Find all critical (severity: 2) violations of no-explicit-any in the frontend-platform repository:
curl -X POST 'http://127.0.0.1:7700/indexes/linting_violations/search' \
-H 'Content-Type: application/json' \
-H 'Authorization: Bearer aSampleMasterKey' \
--data-binary '{
"q": "no-explicit-any",
"filter": [
"repositoryName = 'engineering/frontend-platform'",
"severity = 2"
]
}'Find any violations introduced in the last 24 hours across all repositories, sorted by most recent:
#!/bin/bash
current_ts=$(date +%s)
ts_24h_ago=$((current_ts - 86400))
curl -X POST 'http://127.0.0.1:7700/indexes/linting_violations/search' \
-H 'Content-Type: application/json' \
-H "Authorization: Bearer aSampleMasterKey" \
--data-binary "{
\"filter\": \"timestamp > $ts_24h_ago\",
\"sort\": [\"timestamp:desc\"]
}"This system provides the immediate, queryable insight we were lacking. It allows us to build dashboards to track code quality trends, identify repositories that need architectural attention, and give developers a tool to find examples of specific errors across the entire organization’s codebase.

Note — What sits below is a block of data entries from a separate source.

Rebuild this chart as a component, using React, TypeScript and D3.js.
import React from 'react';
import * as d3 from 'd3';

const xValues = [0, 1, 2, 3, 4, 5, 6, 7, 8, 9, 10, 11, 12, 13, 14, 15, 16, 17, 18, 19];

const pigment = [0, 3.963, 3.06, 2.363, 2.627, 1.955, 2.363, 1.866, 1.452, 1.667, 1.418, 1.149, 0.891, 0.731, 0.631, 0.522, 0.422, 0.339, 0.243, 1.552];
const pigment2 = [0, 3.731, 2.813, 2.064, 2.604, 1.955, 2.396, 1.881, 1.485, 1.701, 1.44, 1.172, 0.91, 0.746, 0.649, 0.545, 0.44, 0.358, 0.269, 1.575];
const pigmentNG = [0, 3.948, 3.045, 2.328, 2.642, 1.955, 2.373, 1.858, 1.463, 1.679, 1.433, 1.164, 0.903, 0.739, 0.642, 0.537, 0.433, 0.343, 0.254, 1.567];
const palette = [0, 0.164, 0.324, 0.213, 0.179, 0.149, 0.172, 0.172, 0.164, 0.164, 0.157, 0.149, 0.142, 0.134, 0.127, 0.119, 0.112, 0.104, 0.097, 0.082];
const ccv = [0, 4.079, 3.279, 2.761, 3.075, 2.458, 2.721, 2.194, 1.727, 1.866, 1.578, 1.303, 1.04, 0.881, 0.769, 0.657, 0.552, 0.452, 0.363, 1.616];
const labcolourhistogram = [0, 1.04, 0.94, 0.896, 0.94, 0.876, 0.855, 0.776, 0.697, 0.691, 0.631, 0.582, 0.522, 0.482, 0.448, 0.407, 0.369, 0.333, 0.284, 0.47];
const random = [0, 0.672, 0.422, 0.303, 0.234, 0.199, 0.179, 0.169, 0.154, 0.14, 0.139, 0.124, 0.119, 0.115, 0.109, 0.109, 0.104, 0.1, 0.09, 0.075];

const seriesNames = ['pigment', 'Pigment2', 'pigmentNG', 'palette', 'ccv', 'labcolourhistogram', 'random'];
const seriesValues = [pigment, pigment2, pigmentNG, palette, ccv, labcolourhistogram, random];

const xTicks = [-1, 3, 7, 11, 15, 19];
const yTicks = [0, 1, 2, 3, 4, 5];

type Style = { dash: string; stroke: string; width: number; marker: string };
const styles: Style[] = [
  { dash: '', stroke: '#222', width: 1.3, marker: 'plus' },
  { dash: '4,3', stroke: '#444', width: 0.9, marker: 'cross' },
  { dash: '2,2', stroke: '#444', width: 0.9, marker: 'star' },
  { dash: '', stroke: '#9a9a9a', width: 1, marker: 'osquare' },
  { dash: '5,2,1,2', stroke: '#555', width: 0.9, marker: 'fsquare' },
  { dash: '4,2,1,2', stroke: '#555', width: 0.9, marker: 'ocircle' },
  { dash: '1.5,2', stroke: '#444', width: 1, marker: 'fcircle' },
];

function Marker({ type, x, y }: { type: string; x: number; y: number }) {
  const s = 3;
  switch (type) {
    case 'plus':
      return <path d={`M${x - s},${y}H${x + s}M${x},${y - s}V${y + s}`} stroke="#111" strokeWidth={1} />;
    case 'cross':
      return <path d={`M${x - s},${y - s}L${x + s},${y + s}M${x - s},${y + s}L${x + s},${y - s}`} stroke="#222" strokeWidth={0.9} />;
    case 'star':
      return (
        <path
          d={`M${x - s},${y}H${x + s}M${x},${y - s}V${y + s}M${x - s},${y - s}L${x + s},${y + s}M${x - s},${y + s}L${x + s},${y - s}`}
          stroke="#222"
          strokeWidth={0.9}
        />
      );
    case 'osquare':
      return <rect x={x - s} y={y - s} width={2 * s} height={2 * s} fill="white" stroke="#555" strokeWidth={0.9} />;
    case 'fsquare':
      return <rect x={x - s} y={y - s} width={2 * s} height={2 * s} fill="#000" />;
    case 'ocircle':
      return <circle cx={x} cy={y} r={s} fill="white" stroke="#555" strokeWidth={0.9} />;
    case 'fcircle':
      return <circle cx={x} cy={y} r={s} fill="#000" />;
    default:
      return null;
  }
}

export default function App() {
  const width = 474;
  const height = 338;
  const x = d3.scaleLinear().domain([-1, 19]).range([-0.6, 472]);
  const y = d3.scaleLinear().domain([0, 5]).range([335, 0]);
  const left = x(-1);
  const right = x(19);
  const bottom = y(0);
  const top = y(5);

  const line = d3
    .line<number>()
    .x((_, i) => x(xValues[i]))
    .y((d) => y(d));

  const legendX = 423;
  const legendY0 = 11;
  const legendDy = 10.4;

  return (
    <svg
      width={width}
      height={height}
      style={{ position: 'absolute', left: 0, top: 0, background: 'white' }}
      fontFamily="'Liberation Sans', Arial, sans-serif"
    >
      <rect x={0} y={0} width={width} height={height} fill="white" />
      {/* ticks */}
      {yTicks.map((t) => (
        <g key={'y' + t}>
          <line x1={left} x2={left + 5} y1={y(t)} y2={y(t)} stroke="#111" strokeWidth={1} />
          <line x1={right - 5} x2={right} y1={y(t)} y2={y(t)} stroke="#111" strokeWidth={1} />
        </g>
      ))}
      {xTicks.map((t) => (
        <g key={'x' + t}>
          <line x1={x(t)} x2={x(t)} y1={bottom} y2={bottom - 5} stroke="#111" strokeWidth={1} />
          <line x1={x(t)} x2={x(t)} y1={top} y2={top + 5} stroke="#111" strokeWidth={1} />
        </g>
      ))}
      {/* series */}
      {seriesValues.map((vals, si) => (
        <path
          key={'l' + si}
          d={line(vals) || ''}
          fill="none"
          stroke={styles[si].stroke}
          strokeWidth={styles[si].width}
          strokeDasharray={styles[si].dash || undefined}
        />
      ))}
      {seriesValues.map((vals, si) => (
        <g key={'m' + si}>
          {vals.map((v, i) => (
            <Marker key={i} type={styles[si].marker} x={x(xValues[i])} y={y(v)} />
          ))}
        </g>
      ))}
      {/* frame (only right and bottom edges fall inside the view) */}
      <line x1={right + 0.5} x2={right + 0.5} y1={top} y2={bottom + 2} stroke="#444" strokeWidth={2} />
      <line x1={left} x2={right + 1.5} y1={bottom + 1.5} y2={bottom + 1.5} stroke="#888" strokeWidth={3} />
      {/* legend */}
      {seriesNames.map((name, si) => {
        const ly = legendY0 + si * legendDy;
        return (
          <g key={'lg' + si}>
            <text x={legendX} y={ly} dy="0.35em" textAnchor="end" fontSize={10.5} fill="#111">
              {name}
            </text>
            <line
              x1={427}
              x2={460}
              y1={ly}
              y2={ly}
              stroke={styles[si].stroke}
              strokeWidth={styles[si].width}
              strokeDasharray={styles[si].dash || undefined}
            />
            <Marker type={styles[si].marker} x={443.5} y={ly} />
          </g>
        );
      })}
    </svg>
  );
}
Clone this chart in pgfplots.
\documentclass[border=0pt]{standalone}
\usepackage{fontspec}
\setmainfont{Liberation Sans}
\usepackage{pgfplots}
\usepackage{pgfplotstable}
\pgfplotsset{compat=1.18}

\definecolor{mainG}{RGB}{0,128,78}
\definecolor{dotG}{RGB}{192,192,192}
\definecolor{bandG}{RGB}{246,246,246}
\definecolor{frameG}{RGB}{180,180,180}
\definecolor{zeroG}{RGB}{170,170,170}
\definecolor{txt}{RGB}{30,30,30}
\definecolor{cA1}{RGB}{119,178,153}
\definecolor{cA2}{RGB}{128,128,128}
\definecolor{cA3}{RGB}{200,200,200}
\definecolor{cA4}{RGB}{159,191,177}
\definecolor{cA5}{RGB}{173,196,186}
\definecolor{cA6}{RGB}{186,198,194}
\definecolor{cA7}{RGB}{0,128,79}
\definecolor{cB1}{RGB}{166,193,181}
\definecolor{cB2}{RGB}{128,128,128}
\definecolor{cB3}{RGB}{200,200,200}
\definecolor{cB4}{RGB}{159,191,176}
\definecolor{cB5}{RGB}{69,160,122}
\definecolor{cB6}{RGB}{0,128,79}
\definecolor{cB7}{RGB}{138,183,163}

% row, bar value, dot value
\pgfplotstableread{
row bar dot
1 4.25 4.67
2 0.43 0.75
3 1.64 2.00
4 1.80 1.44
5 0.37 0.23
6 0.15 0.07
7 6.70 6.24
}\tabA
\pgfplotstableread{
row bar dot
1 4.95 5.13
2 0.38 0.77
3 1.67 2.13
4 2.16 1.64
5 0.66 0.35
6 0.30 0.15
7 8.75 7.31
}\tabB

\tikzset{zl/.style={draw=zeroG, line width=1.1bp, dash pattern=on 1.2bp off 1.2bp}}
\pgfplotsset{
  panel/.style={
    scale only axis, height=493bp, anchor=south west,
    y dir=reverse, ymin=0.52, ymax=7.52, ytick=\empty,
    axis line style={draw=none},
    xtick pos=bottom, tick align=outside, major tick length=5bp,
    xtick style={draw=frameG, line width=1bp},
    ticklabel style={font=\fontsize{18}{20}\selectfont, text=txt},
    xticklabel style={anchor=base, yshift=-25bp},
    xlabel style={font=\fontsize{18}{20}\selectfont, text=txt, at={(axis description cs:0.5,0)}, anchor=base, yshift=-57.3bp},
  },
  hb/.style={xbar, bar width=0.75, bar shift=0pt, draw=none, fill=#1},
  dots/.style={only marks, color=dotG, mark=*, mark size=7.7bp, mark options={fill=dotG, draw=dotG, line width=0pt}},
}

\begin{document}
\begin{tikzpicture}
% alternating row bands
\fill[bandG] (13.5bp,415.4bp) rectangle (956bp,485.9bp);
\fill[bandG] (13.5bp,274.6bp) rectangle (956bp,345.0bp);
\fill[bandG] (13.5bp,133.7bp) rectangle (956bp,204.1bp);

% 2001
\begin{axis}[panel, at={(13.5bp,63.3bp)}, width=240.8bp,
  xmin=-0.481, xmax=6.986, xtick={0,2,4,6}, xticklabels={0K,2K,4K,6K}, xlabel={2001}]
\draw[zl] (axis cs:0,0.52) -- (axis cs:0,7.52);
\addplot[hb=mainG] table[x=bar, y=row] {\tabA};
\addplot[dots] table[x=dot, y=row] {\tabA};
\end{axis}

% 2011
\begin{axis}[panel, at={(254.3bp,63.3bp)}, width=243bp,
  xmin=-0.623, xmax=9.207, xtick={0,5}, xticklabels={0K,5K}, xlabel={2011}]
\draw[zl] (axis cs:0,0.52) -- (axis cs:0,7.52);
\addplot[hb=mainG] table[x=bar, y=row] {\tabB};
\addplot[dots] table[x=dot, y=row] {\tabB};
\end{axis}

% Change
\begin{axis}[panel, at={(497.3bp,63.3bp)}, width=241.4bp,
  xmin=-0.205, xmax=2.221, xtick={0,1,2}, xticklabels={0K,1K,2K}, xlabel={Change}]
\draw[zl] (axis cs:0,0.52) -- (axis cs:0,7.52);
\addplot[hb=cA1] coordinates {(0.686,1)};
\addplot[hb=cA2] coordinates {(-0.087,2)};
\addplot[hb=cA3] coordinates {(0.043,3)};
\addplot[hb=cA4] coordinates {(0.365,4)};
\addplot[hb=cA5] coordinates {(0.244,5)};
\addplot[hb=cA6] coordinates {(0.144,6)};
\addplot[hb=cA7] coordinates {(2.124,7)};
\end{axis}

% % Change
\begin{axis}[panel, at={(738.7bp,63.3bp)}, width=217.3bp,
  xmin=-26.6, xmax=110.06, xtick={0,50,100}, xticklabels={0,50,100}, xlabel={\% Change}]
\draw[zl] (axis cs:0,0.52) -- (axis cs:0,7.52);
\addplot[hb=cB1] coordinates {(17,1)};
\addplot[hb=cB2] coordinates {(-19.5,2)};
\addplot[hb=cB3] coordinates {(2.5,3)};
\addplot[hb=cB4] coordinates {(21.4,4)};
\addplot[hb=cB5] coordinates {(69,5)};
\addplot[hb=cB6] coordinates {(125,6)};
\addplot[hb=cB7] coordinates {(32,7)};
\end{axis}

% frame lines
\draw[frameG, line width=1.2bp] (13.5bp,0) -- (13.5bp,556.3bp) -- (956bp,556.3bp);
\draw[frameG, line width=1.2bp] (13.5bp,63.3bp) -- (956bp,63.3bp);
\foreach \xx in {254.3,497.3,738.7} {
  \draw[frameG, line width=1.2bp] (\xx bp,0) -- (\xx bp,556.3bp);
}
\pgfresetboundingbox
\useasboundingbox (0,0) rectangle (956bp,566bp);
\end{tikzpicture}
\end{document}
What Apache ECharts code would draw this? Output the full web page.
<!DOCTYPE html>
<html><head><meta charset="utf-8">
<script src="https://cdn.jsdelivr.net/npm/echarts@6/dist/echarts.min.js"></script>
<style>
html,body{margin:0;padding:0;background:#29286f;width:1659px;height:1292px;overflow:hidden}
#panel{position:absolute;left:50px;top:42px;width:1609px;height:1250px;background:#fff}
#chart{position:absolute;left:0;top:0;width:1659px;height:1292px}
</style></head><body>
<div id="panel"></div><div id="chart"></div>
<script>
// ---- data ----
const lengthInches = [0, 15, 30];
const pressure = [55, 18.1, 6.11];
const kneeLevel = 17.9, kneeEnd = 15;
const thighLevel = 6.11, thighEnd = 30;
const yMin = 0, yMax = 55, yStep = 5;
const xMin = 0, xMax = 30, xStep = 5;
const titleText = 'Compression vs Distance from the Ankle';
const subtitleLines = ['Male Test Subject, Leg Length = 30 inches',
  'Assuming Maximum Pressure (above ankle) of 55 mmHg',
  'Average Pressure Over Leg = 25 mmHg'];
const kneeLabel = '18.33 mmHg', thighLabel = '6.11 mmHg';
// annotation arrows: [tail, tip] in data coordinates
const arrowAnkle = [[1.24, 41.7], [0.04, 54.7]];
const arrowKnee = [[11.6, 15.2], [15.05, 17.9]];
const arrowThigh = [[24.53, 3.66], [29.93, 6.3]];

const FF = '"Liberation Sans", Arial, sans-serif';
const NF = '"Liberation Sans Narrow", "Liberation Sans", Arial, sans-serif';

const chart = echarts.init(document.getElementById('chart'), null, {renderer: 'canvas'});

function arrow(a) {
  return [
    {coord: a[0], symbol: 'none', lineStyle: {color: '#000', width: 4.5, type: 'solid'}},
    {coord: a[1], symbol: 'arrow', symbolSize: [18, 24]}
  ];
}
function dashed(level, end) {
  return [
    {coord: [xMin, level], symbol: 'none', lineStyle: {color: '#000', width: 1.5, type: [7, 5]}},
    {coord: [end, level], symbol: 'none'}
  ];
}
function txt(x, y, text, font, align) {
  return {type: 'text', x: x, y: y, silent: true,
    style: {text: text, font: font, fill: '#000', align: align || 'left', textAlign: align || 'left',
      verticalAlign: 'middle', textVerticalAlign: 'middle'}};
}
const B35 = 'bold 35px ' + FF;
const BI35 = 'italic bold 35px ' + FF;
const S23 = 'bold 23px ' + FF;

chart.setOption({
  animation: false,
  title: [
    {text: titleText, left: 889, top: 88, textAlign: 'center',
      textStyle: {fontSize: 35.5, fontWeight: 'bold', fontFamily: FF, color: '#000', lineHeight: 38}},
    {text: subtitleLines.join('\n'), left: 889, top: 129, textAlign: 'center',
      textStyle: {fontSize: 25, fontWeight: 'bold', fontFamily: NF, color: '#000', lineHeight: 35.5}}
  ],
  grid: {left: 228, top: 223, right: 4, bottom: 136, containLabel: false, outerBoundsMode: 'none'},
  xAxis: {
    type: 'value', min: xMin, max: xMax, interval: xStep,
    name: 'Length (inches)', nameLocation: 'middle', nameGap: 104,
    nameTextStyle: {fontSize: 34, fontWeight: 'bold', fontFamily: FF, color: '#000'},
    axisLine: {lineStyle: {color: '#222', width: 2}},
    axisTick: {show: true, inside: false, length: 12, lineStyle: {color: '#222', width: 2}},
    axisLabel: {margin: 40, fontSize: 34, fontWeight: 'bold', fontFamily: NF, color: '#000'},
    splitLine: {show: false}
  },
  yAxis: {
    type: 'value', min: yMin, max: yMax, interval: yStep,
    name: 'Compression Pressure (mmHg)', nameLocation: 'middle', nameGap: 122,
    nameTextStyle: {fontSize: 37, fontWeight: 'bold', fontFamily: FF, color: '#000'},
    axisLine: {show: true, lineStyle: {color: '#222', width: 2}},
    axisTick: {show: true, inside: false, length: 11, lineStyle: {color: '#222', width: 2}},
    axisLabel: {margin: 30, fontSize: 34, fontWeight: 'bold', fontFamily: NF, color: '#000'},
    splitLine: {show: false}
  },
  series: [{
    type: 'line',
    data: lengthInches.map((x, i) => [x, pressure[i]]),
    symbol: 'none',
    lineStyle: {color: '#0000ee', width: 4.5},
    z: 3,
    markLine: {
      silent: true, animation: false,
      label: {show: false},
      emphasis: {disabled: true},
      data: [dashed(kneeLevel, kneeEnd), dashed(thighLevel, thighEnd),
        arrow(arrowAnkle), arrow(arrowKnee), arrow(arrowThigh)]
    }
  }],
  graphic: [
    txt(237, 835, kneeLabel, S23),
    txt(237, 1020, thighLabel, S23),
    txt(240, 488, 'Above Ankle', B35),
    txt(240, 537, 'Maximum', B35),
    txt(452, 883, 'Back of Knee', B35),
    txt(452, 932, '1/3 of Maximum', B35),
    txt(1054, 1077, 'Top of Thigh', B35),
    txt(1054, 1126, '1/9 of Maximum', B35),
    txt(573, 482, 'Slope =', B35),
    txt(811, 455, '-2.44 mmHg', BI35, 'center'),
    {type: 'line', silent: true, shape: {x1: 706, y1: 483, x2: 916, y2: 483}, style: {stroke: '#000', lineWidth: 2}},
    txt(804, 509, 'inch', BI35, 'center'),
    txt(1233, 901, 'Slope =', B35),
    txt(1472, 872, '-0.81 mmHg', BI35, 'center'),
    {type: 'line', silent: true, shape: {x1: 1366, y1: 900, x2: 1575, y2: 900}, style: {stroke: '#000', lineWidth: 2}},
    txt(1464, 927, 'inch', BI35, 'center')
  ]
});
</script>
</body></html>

The current implementation, however, is not without its limitations. It only captures data from new commits forward; a significant effort would be required to design and execute a backfill job to process and index the git history of our most critical repositories. The worker is a single point of failure within its container; while multiple instances can be run for scalability, this requires a proper container orchestration platform like Kubernetes to manage health checks and restarts. Furthermore, the Meilisearch instance is a single node. While performant, it lacks high availability. For a mission-critical system, a future iteration would need to consider Meilisearch’s experimental high-availability features or an alternative architecture that can tolerate brief search outages during maintenance.